Ripple rejection is not a fixed value. It changes with several operating factors that must be considered in a robust design. Frequency is the most obvious variable, since linear regulators generally reject low frequency ripple more effectively than high frequency ripple. Load current is another variable because internal error amplifiers and pass devices behave differently under light load and heavy load. Dropout voltage affects the loop gain, and reduced headroom typically lowers ripple rejection. Output capacitor type, value, and equivalent series resistance also shape the output impedance and influence ripple attenuation. Thermal conditions can slightly alter error amplifier gain and pass device transconductance, particularly in high current regulators.

• Frequency response of the regulator control loop.
• Input to output headroom and dropout margins.
• Load current, especially near the regulator current limit.
• Output capacitor ESR and placement on the board.
• Temperature, which can change internal gain and bias conditions.

Frequency Response and Real Statistics

Datasheets provide ripple rejection curves that typically show a strong response at 120 Hz or 1 kHz and a gradual decrease as frequency rises into the tens or hundreds of kilohertz.
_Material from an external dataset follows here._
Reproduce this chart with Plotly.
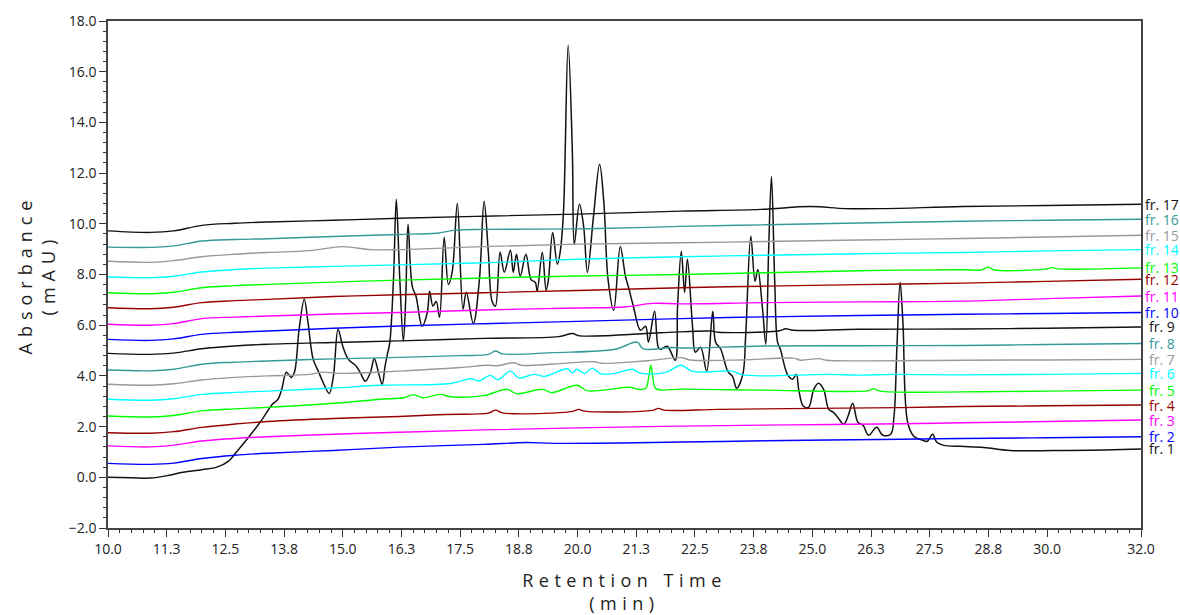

The table below summarizes typical ripple rejection values at two common points for widely used linear regulators. These values are representative of typical operating conditions and are used here as comparison statistics for design planning. Always confirm the exact values in your chosen regulator datasheet, because capacitor type and test configuration can move the values slightly.

Regulator	Category	Typical PSRR at 120 Hz	Typical PSRR at 1 kHz	Common Application
LM7805	General Purpose	62 dB	48 dB	Legacy 5 V rails
LM317	Adjustable	65 dB	50 dB	Prototyping supplies
TPS7A47	Low Noise LDO	70 dB	65 dB	RF and instrumentation
LT3042	Ultra Low Noise	90 dB	76 dB	Precision references

Design Strategies to Improve Ripple Rejection

While choosing a high performance regulator is a great start, thoughtful design practice can further improve ripple rejection in the final system. Engineers often use a multi stage approach: a pre regulator or switching supply handles large drops, while a linear regulator cleans up the remaining ripple. RC or LC filtering at the input can reduce high frequency ripple before it reaches the regulator. Proper output capacitor selection is essential, because the capacitor and its ESR set the output pole and can shift the loop response. Finally, layout details such as short return paths and ground isolation prevent ripple coupling from other high current paths into sensitive nodes.
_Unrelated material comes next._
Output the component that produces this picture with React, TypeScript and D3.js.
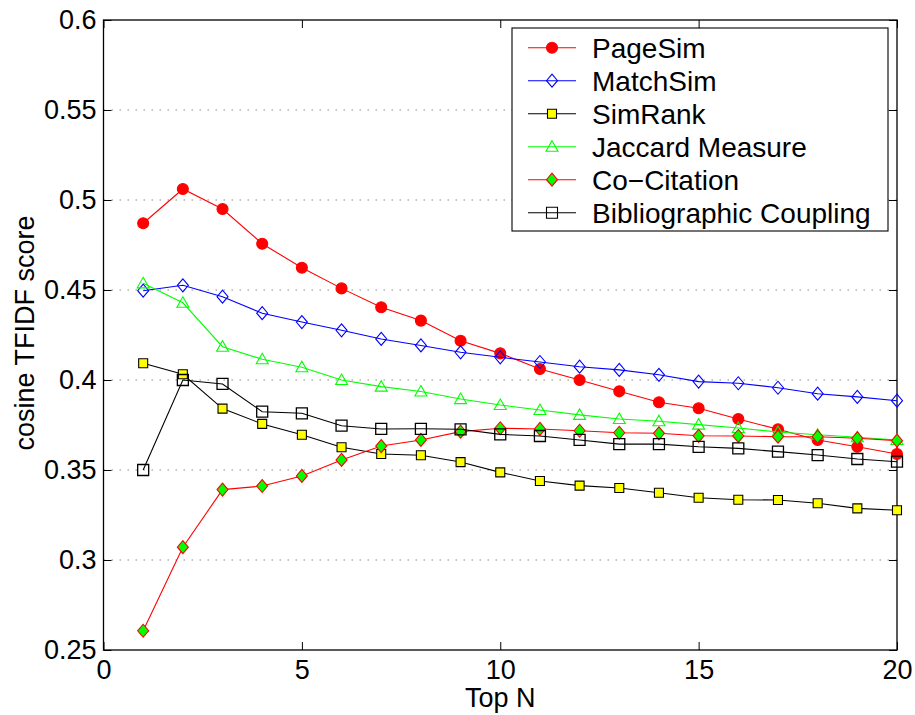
import React, { useEffect, useRef } from 'react'
import * as d3 from 'd3'

const topN = [1, 2, 3, 4, 5, 6, 7, 8, 9, 10, 11, 12, 13, 14, 15, 16, 17, 18, 19, 20]

const pageSim = [0.4871, 0.5061, 0.495, 0.4757, 0.4624, 0.4509, 0.4404, 0.433, 0.4218, 0.4148, 0.4061, 0.4, 0.3937, 0.3876, 0.3843, 0.3783, 0.3726, 0.3667, 0.3629, 0.3589]
const matchSim = [0.4496, 0.4526, 0.4463, 0.4371, 0.4322, 0.4276, 0.4228, 0.4192, 0.4154, 0.4126, 0.41, 0.4074, 0.4056, 0.4029, 0.3991, 0.3982, 0.3957, 0.3924, 0.3906, 0.3885]
const simRank = [0.4093, 0.4032, 0.3841, 0.3756, 0.3696, 0.3626, 0.3589, 0.3582, 0.3544, 0.3487, 0.3439, 0.3413, 0.34, 0.3374, 0.3346, 0.3335, 0.3333, 0.3315, 0.3287, 0.3276]
const jaccard = [0.4537, 0.4429, 0.4185, 0.4115, 0.4071, 0.4, 0.3963, 0.3936, 0.3894, 0.3861, 0.3833, 0.3806, 0.3783, 0.3771, 0.3752, 0.3733, 0.3711, 0.3696, 0.3682, 0.3667]
const coCitation = [0.2607, 0.3071, 0.3391, 0.3411, 0.3467, 0.3556, 0.3633, 0.3667, 0.3713, 0.3732, 0.3728, 0.3718, 0.3707, 0.3704, 0.369, 0.3689, 0.3685, 0.3685, 0.3676, 0.3663]
const biblio = [0.35, 0.4, 0.3978, 0.3824, 0.3815, 0.3746, 0.3728, 0.3729, 0.3726, 0.3698, 0.3689, 0.3667, 0.3644, 0.3644, 0.3629, 0.362, 0.3602, 0.3583, 0.3561, 0.3546]

const xTicks = [0, 5, 10, 15, 20]
const yTicks = [0.25, 0.3, 0.35, 0.4, 0.45, 0.5, 0.55, 0.6]
const yTickLabels = ['0.25', '0.3', '0.35', '0.4', '0.45', '0.5', '0.55', '0.6']

const series = [
  { name: 'PageSim', values: pageSim, line: '#ff0000', marker: 'circle', fill: '#ff0000', stroke: '#ff0000' },
  { name: 'MatchSim', values: matchSim, line: '#0000ff', marker: 'diamond', fill: 'none', stroke: '#0000ff' },
  { name: 'SimRank', values: simRank, line: '#000000', marker: 'smallsquare', fill: '#ffff00', stroke: '#000000' },
  { name: 'Jaccard Measure', values: jaccard, line: '#00ff00', marker: 'triangle', fill: 'none', stroke: '#00ff00' },
  { name: 'Co\u2212Citation', values: coCitation, line: '#ff0000', marker: 'diamond', fill: '#00ff00', stroke: '#ff0000' },
  { name: 'Bibliographic Coupling', values: biblio, line: '#000000', marker: 'square', fill: 'none', stroke: '#000000' },
]

const FONT = '"Liberation Sans", Arial, Helvetica, sans-serif'

function markerPath(kind: string) {
  switch (kind) {
    case 'circle':
      return 'M5.5,0A5.5,5.5,0,1,1,-5.5,0A5.5,5.5,0,1,1,5.5,0Z'
    case 'diamond':
      return 'M0,-6.5L5.5,0L0,6.5L-5.5,0Z'
    case 'smallsquare':
      return 'M-4.5,-4.5H4.5V4.5H-4.5Z'
    case 'square':
      return 'M-5.5,-5.5H5.5V5.5H-5.5Z'
    case 'triangle':
      return 'M0,-6L6,4.5H-6Z'
  }
  return ''
}

export default function App() {
  const ref = useRef<SVGSVGElement>(null)

  useEffect(() => {
    const svg = d3.select(ref.current)
    svg.selectAll('*').remove()

    const left = 103.5
    const right = 897
    const top = 20
    const bottom = 650

    const x = d3.scaleLinear().domain([0, 20]).range([left, right])
    const y = d3.scaleLinear().domain([0.25, 0.6]).range([bottom, top])

    svg.append('rect').attr('width', 915).attr('height', 715).attr('fill', '#fff')

    // grid
    svg
      .append('g')
      .selectAll('line')
      .data(yTicks.slice(1, -1))
      .join('line')
      .attr('x1', left)
      .attr('x2', right)
      .attr('y1', d => y(d))
      .attr('y2', d => y(d))
      .attr('stroke', '#8a8a8a')
      .attr('stroke-width', 1)
      .attr('stroke-dasharray', '1.5,6.5')

    // axes (inward ticks)
    const ax = (g: any) => {
      g.select('.domain').remove()
      g.selectAll('.tick line').attr('stroke', '#000')
      g.selectAll('text').style('font-family', FONT).style('font-size', '27px').attr('fill', '#000')
    }
    svg
      .append('g')
      .attr('transform', `translate(0,${bottom})`)
      .call(d3.axisBottom(x).tickValues(xTicks).tickSize(-8).tickPadding(10).tickFormat(d3.format('d')))
      .call(ax)
    svg
      .append('g')
      .attr('transform', `translate(0,${top})`)
      .call(d3.axisTop(x).tickValues(xTicks).tickSize(-8).tickFormat(() => ''))
      .call(ax)
    svg
      .append('g')
      .attr('transform', `translate(${left},0)`)
      .call(d3.axisLeft(y).tickValues(yTicks).tickSize(-8).tickPadding(7).tickFormat((_d, i) => yTickLabels[i]))
      .call(ax)
    svg
      .append('g')
      .attr('transform', `translate(${right},0)`)
      .call(d3.axisRight(y).tickValues(yTicks).tickSize(-8).tickFormat(() => ''))
      .call(ax)

    svg
      .append('rect')
      .attr('x', left)
      .attr('y', top)
      .attr('width', right - left)
      .attr('height', bottom - top)
      .attr('fill', 'none')
      .attr('stroke', '#000')
      .attr('stroke-width', 1.3)

    // axis labels
    svg
      .append('text')
      .attr('x', (left + right) / 2)
      .attr('y', 707)
      .attr('text-anchor', 'middle')
      .style('font-family', FONT)
      .style('font-size', '27px')
      .text('Top N')
    svg
      .append('text')
      .attr('transform', `translate(33.5,${333}) rotate(-90)`)
      .attr('text-anchor', 'middle')
      .style('font-family', FONT)
      .style('font-size', '27px')
      .text('cosine TFIDF score')

    // series
    const line = d3
      .line<number>()
      .x((_d, i) => x(topN[i]))
      .y(d => y(d))

    series.forEach(s => {
      const g = svg.append('g')
      g.append('path')
        .attr('d', line(s.values))
        .attr('fill', 'none')
        .attr('stroke', s.line)
        .attr('stroke-width', 1.1)
      g.selectAll('path.m')
        .data(s.values)
        .join('path')
        .attr('class', 'm')
        .attr('transform', (d, i) => `translate(${x(topN[i])},${y(d)})`)
        .attr('d', markerPath(s.marker))
        .attr('fill', s.fill)
        .attr('stroke', s.stroke)
        .attr('stroke-width', s.marker === 'square' ? 1.3 : 1.1)
    })

    // legend
    const lg = svg.append('g')
    lg.append('rect')
      .attr('x', 512)
      .attr('y', 28)
      .attr('width', 376)
      .attr('height', 203)
      .attr('fill', '#fff')
      .attr('stroke', '#000')
      .attr('stroke-width', 1.1)
    series.forEach((s, i) => {
      const cy = 47.7 + i * 33
      lg.append('line')
        .attr('x1', 528)
        .attr('x2', 576)
        .attr('y1', cy)
        .attr('y2', cy)
        .attr('stroke', s.line)
        .attr('stroke-width', 1.1)
      lg.append('path')
        .attr('transform', `translate(552,${cy})`)
        .attr('d', markerPath(s.marker))
        .attr('fill', s.fill)
        .attr('stroke', s.stroke)
        .attr('stroke-width', 1.1)
      lg.append('text')
        .attr('x', 592)
        .attr('y', cy)
        .attr('dy', '0.36em')
        .style('font-family', FONT)
        .style('font-size', '28px')
        .text(s.name)
    })
  }, [])

  return (
    <svg
      ref={ref}
      width={915}
      height={715}
      style={{ position: 'absolute', left: 0, top: 0, display: 'block' }}
    ></svg>
  )
}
• Use input filters to reduce high frequency switching ripple.
• Select output capacitors that meet the regulator stability criteria.
• Maintain adequate dropout headroom across all operating conditions.
• Separate high current and sensitive analog grounds to reduce coupling.
• Consider a two stage regulation architecture for noisy environments.
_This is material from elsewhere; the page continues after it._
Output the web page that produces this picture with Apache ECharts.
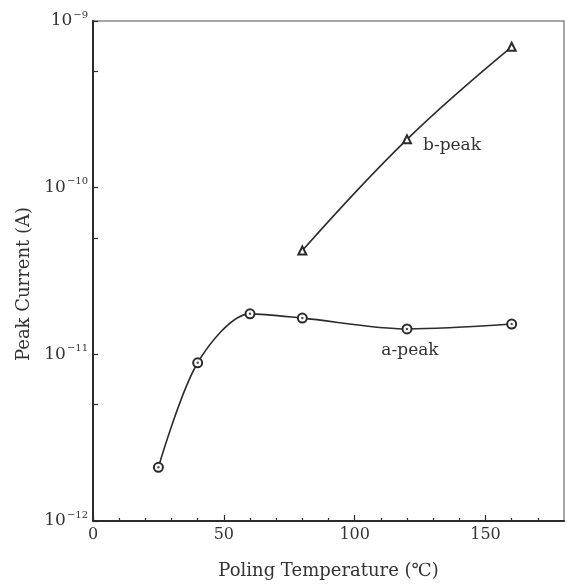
<!DOCTYPE html>
<html>
<head>
<meta charset="utf-8">
<title>Peak Current vs Poling Temperature</title>
<script src="https://cdn.jsdelivr.net/npm/echarts@6/dist/echarts.min.js"></script>
<style>
  html, body { margin: 0; padding: 0; background: #ffffff; }
  #chart { width: 567px; height: 585px; }
</style>
</head>
<body>
<div id="chart"></div>
<script>
// Poling temperature (°C) and measured peak currents (A)
var aTemps = [25, 40, 60, 80, 120, 160];
var aPeak = [2.1e-12, 8.9e-12, 1.75e-11, 1.65e-11, 1.42e-11, 1.52e-11];
var bTemps = [80, 120, 160];
var bPeak = [4.2e-11, 1.95e-10, 7.0e-10];

// Axis ticks
var xLabelTicks = [0, 50, 100, 150];
var xMinorTicks = [10, 20, 30, 40, 60, 70, 80, 90, 110, 120, 130, 140, 160, 170];
var yExponents = [-12, -11, -10, -9];
var yTickValues = [1e-12, 5e-12, 1e-11, 5e-11, 1e-10, 5e-10, 1e-9];

var FONT = '"DejaVu Serif", "Liberation Serif", serif';
var INK = '#2b2b2b';
var TEXT = '#333333';

function pairs(xs, ys) {
  return xs.map(function (x, i) { return [x, ys[i]]; });
}

var yLabelValues = yExponents.map(function (e) { return Math.pow(10, e); });

var chart = echarts.init(document.getElementById('chart'), null, { renderer: 'canvas' });

chart.setOption({
  backgroundColor: '#ffffff',
  animation: false,
  grid: {
    left: 93, right: 3, top: 21, bottom: 61,
    show: true, borderColor: '#8a8a8a', borderWidth: 1.5,
    containLabel: false
  },
  xAxis: [
    {
      type: 'value', min: 0, max: 180, position: 'bottom',
      name: 'Poling Temperature (℃)',
      nameLocation: 'middle', nameGap: 41,
      nameTextStyle: { fontFamily: FONT, fontSize: 18, color: TEXT },
      axisLine: { show: true, lineStyle: { color: INK, width: 2 } },
      axisTick: { show: true, inside: true, length: 3, customValues: xMinorTicks,
                  lineStyle: { color: INK, width: 1.2 } },
      axisLabel: { customValues: xLabelTicks, margin: 6,
                   fontFamily: FONT, fontSize: 16, color: TEXT },
      splitLine: { show: false }
    },
    {
      type: 'value', min: 0, max: 180, position: 'bottom', gridIndex: 0,
      axisLine: { show: false },
      axisTick: { show: true, inside: true, length: 6, customValues: xLabelTicks,
                  lineStyle: { color: INK, width: 1.2 } },
      axisLabel: { show: false },
      splitLine: { show: false }
    }
  ],
  yAxis: {
    type: 'log', logBase: 10, min: 1e-12, max: 1e-9,
    name: 'Peak Current (A)',
    nameLocation: 'middle', nameGap: 58, nameRotate: 90,
    nameTextStyle: { fontFamily: FONT, fontSize: 18, color: TEXT, padding: [0, 26, 0, 0] },
    axisLine: { show: true, lineStyle: { color: INK, width: 2 } },
    axisTick: { show: true, inside: true, length: 5, customValues: yTickValues,
                lineStyle: { color: INK, width: 1.2 } },
    axisLabel: {
      customValues: yLabelValues, margin: 5,
      formatter: function (v) {
        var e = Math.round(Math.log(v) / Math.LN10);
        return '{b|10}{s|\u2212' + Math.abs(e) + '}';
      },
      rich: {
        b: { fontFamily: FONT, fontSize: 17, color: TEXT, lineHeight: 22, verticalAlign: 'middle' },
        s: { fontFamily: FONT, fontSize: 10, color: TEXT, lineHeight: 22, verticalAlign: 'top', padding: [0, 0, 0, 1] }
      }
    },
    splitLine: { show: false }
  },
  series: [
    {
      name: 'a-peak', type: 'line', smooth: 0.3,
      data: pairs(aTemps, aPeak),
      symbol: 'emptyCircle', symbolSize: 9,
      lineStyle: { color: INK, width: 1.6 },
      itemStyle: { color: INK, borderColor: INK, borderWidth: 1.6 },
      label: {
        show: true, position: 'bottom', distance: 8, offset: [3, 0],
        formatter: function (p) { return p.dataIndex === 4 ? 'a-peak' : ''; },
        fontFamily: FONT, fontSize: 17, color: TEXT
      },
      z: 2
    },
    {
      // centre dots inside the a-peak circles
      name: 'a-peak-dot', type: 'scatter',
      data: pairs(aTemps, aPeak),
      symbol: 'circle', symbolSize: 2.5,
      itemStyle: { color: INK },
      silent: true, z: 3
    },
    {
      name: 'b-peak', type: 'line', smooth: 0.4,
      data: pairs(bTemps, bPeak),
      symbol: 'emptyTriangle', symbolSize: 8,
      lineStyle: { color: INK, width: 1.6 },
      itemStyle: { color: INK, borderColor: INK, borderWidth: 1.6 },
      label: {
        show: true, position: 'right', distance: 11, offset: [0, 6],
        formatter: function (p) { return p.dataIndex === 1 ? 'b-peak' : ''; },
        fontFamily: FONT, fontSize: 17, color: TEXT
      }
    }
  ]
});
</script>
</body>
</html>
Capacitor Selection and Stability Considerations

Output capacitor value and ESR directly impact ripple rejection and loop stability. Many modern low noise regulators require specific ceramic or polymer capacitor values, and using the wrong type can reduce PSRR dramatically at mid range frequencies. Input capacitors should be placed close to the regulator input pin, and output capacitors should be near the output pin to minimize parasitic inductance. If a regulator includes a bypass pin or noise reduction pin, the recommended capacitor can provide substantial improvements in ripple rejection in the mid frequency band. The calculation tool in this page gives you the numeric results, but the physical implementation still matters greatly.

Interpreting the Calculator Output

The calculator provides the ripple rejection in decibels, along with the attenuation ratio and the output ripple as a percentage of the input. A value of 60 dB means the ripple is reduced by a factor of 1000. A value near 40 dB means the ripple is reduced by a factor of 100, which might be acceptable for digital rails but not for precision analog references. If the output ripple is close to the input ripple, the PSRR will be low or even negative, which usually indicates that the regulator is in dropout or the measurement setup is not capturing true ripple behavior.

Input Ripple	PSRR	Calculated Output Ripple	Attenuation Ratio
200 mV	40 dB	2.0 mV	100:1
200 mV	60 dB	0.2 mV	1000:1
200 mV	80 dB	0.02 mV	10000:1

Testing and Measurement Best Practices

Accurate ripple rejection measurement depends on careful instrumentation. Use a low noise oscilloscope with a short ground spring or coaxial probe to avoid adding probe loop noise. When possible, measure ripple with the same bandwidth as used in the datasheet graphs so that the numbers are comparable. Reference materials from measurement authorities such as the National Institute of Standards and Technology can help you establish consistent measurement practices. Laboratory grade power supplies and proper decoupling also reduce stray noise that can distort ripple readings, particularly when dealing with low noise regulators.

Where to Learn More and Validate Calculations

If you want deeper theoretical foundations, academic resources are valuable. The power electronics content in MIT OpenCourseWare covers regulator feedback and frequency response. For applied circuit design references, explore university course materials such as those hosted by the University of Illinois ECE department. These sources provide a strong background for understanding loop gain, stability, and how ripple rejection curves are derived from regulator transfer functions.

Frequently Asked Questions

Does higher PSRR always mean a better regulator?

Not necessarily. Higher PSRR is usually beneficial, but some regulators optimize for low dropout or high current instead. The right choice depends on your noise budget, power dissipation, and efficiency goals. Consider the full specification set including dropout voltage, thermal limits, noise density, and stability requirements.

Should I use RMS or peak to peak ripple values?

Either is acceptable as long as the same measurement method is applied to both the input and the output. RMS values often correlate better with noise power, while peak to peak values are easier to read on an oscilloscope. The calculated PSRR will be accurate if the measurement method remains consistent.

What if my PSRR calculation is negative?

A negative PSRR indicates that the output ripple is greater than the input ripple. This usually means the regulator is in dropout, the output capacitor is not providing adequate filtering, or the measurement setup is introducing additional noise. Recheck headroom, layout, and the test method.

Use this calculator as a design planning tool, then validate the results by measuring your actual circuit. A consistent measurement method and correct capacitor selection are just as critical as the math.